Specific Performance Justification
The court ruled that Popescu was entitled to specific performance of the agreement reflected in the 2009 email, which would result in him obtaining majority control of BT's voting stock. Specific performance is an equitable remedy that compels a party to execute a contract according to its terms when monetary damages would be inadequate. The court found that the lack of voting control for Popescu could not be compensated through damages, thus justifying the need for specific performance. The court asserted that the agreement's essential elements were sufficiently definite, enabling it to enforce the contract. Additionally, Millien's assertion that specific performance would require BT to pay him a salary was rejected, as it was irrelevant following his termination from the company. Consequently, the court determined that the most equitable approach was for Millien to authorize the issuance of one additional share of stock to Popescu, thereby granting him the necessary voting control without undue hardship on either party.

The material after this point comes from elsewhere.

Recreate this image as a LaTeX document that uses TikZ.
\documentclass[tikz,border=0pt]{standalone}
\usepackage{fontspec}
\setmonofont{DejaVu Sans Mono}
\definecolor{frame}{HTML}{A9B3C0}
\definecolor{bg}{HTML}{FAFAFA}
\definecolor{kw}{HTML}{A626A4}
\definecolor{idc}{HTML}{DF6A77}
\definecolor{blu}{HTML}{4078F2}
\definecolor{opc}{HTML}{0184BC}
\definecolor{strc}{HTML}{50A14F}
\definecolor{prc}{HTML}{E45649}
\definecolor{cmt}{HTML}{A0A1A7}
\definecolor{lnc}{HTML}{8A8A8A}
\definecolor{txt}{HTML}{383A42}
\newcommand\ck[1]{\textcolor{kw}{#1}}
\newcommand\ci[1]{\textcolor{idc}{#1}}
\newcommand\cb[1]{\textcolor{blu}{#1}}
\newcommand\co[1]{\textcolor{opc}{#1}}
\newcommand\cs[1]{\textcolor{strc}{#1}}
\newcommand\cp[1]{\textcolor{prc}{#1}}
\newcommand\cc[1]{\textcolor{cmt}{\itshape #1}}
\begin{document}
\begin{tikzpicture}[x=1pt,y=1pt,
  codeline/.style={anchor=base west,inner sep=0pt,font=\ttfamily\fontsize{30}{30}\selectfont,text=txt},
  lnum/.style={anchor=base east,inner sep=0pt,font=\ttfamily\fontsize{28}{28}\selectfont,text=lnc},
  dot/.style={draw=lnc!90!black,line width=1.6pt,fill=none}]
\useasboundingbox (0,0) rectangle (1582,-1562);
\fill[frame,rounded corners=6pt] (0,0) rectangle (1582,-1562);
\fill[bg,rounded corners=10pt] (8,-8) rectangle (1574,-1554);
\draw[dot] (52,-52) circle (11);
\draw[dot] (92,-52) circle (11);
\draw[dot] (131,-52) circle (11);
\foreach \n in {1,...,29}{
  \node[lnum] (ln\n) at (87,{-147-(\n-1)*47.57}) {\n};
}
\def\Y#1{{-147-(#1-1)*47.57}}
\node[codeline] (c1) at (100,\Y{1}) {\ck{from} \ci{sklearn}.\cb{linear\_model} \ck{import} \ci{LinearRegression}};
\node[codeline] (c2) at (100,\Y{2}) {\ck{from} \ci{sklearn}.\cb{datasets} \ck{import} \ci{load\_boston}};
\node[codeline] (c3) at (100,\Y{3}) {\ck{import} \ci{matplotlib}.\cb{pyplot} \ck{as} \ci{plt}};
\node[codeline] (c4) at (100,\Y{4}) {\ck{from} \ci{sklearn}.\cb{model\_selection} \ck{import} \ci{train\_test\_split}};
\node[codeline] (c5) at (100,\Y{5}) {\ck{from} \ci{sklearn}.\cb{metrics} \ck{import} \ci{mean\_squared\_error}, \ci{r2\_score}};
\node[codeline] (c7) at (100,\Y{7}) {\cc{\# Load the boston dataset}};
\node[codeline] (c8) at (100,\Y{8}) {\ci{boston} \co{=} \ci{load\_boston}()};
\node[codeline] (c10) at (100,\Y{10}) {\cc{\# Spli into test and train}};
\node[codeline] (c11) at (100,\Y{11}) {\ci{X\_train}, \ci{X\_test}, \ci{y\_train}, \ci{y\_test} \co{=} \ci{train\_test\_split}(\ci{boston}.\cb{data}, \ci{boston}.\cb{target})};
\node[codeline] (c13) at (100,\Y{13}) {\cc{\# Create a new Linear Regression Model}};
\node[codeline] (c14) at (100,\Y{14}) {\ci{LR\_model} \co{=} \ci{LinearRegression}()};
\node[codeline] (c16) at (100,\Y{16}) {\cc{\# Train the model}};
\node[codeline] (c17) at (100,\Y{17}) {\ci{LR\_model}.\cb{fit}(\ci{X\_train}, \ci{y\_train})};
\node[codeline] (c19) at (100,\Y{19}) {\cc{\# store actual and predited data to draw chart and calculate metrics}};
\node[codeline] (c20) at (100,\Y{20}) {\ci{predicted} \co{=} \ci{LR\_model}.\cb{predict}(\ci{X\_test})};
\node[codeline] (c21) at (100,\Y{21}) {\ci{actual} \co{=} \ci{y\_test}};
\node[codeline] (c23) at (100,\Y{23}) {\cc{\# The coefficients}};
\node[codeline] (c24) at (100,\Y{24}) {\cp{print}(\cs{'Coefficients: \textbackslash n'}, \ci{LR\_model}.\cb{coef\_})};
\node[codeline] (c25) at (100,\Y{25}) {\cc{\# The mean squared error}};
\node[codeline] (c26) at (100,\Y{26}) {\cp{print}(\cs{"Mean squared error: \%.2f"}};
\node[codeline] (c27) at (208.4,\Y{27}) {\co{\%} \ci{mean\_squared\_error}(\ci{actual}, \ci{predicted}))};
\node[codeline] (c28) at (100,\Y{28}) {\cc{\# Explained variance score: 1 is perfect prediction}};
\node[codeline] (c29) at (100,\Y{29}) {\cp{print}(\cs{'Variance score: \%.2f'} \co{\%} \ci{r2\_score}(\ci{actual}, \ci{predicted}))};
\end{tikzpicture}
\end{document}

Impact of the Court's Decision on Millien's Request
The court's decision to grant specific performance to Popescu had a direct impact on Millien's request for the appointment of a custodian. Since the ruling established that Popescu would become the holder of a majority of BT's voting stock, the court concluded that any alleged deadlock could be resolved by the stockholders themselves. This rendered Millien's earlier claims of being unable to make corporate decisions moot, as the appointment of a custodian would no longer be necessary with a clear majority established. The court emphasized that the ability of the stockholders to resolve any deadlock is contingent upon the ownership structure being clarified, which was achieved through the court's ruling. As a result, Millien's request for a custodian was denied based on the new dynamics created by the court's findings regarding the agreement between the parties.

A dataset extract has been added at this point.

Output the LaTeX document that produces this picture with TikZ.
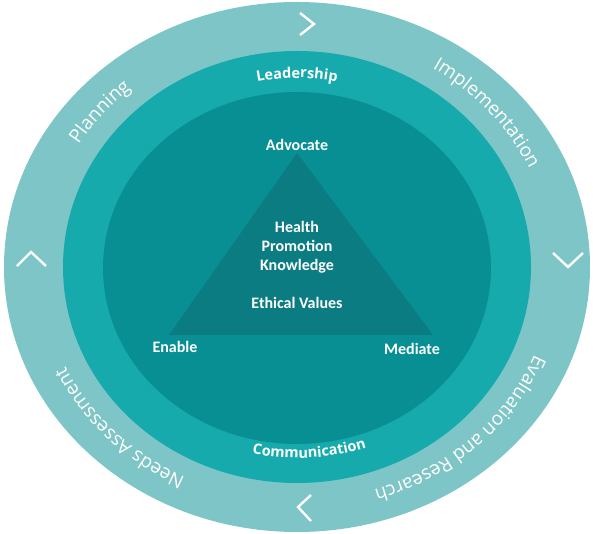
\documentclass[tikz,border=0pt]{standalone}
\usepackage{fontspec}
\setmainfont{Open Sans}
\newfontfamily\labelfont{Carlito}
\usepackage{xcolor}
\usepackage{tikz}
\usetikzlibrary{positioning,decorations.text}
\definecolor{ringout}{HTML}{7DC5C7}
\definecolor{ringmid}{HTML}{16AAAD}
\definecolor{ringin}{HTML}{088F94}
\definecolor{tricol}{HTML}{0A7C82}
\newcommand{\ringfont}{\fontsize{19}{21}\selectfont}
\newcommand{\midfont}{\bfseries\fontsize{14.5}{17}\selectfont}
\tikzset{inlab/.style={text=white,font=\labelfont\bfseries\fontsize{16}{19}\selectfont,align=center,inner sep=0pt}}
\tikzset{chev/.style={draw=white,line width=2.4pt}}
\tikzset{outtext/.style={decorate,decoration={text along path,text align=center,text color=white,text={|\ringfont|#1}}}}
\tikzset{midtext/.style={decorate,decoration={text along path,text align=center,text color=white,text={|\midfont|#1}}}}
\begin{document}
\begin{tikzpicture}[x=1pt,y=1pt]
\useasboundingbox (-297,-267) rectangle (296,267);
\fill[ringout] (0,0) ellipse [x radius=293,y radius=265];
\fill[ringmid] (0,0) ellipse [x radius=234,y radius=216];
\fill[ringin] (0,-1) ellipse [x radius=194,y radius=176];
\fill[tricol] (0,114) -- (-128,-68) -- (136,-68) -- cycle;
 \node[inlab] (adv) at (0,122) {Advocate};
 \node[inlab] (hpk) at (0,20) {Health\\Promotion\\Knowledge};
 \node[inlab] (eth) at (0,-36) {Ethical Values};
 \node[inlab] (ena) at (-122,-80) {Enable};
 \node[inlab] (med) at (115,-82) {Mediate};
\path[midtext=Leadership] (125:207 and 189) arc[start angle=125,end angle=55,x radius=207,y radius=189];
\path[midtext=Communication] (238:216 and 191) arc[start angle=238,end angle=309,x radius=216,y radius=191];
\path[outtext=Planning] (170:256 and 234) arc[start angle=170,end angle=110,x radius=256,y radius=234];
\path[outtext=Implementation] (82:256 and 234) arc[start angle=82,end angle=-1,x radius=256,y radius=234];
\path[outtext=Evaluation and Research] (8:256 and 234) arc[start angle=8,end angle=-100,x radius=256,y radius=234];
\path[outtext=Needs Assessment] (272:256 and 234) arc[start angle=272,end angle=175,x radius=256,y radius=234];
\draw[chev] (3,254) -- (17,243) -- (3,232);
\draw[chev] (256,14) -- (271,0) -- (286,14);
\draw[chev] (14,-228) -- (1,-240) -- (14,-254);
\draw[chev] (-280,1) -- (-266,15) -- (-251,1);
\end{tikzpicture}
\end{document}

Conclusion and Legal Principles Established
The court's ruling in Millien v. Popescu reinforced important legal principles regarding the enforceability of agreements and the criteria for specific performance. It established that a binding agreement could exist even when some terms are not fully defined, provided that the essential terms reflect the parties' intent to be bound. The court highlighted that the clarity of the agreement's fundamental terms is crucial for enforcing specific performance, especially in cases involving corporate governance. Furthermore, the decision clarified that when a party is found to have breached an agreement that impacts ownership and control, the remedy of specific performance may be granted to restore the intended balance of power. Overall, this case underscored the importance of clear communication and documentation in business agreements to prevent disputes over control and ownership structures in corporate entities.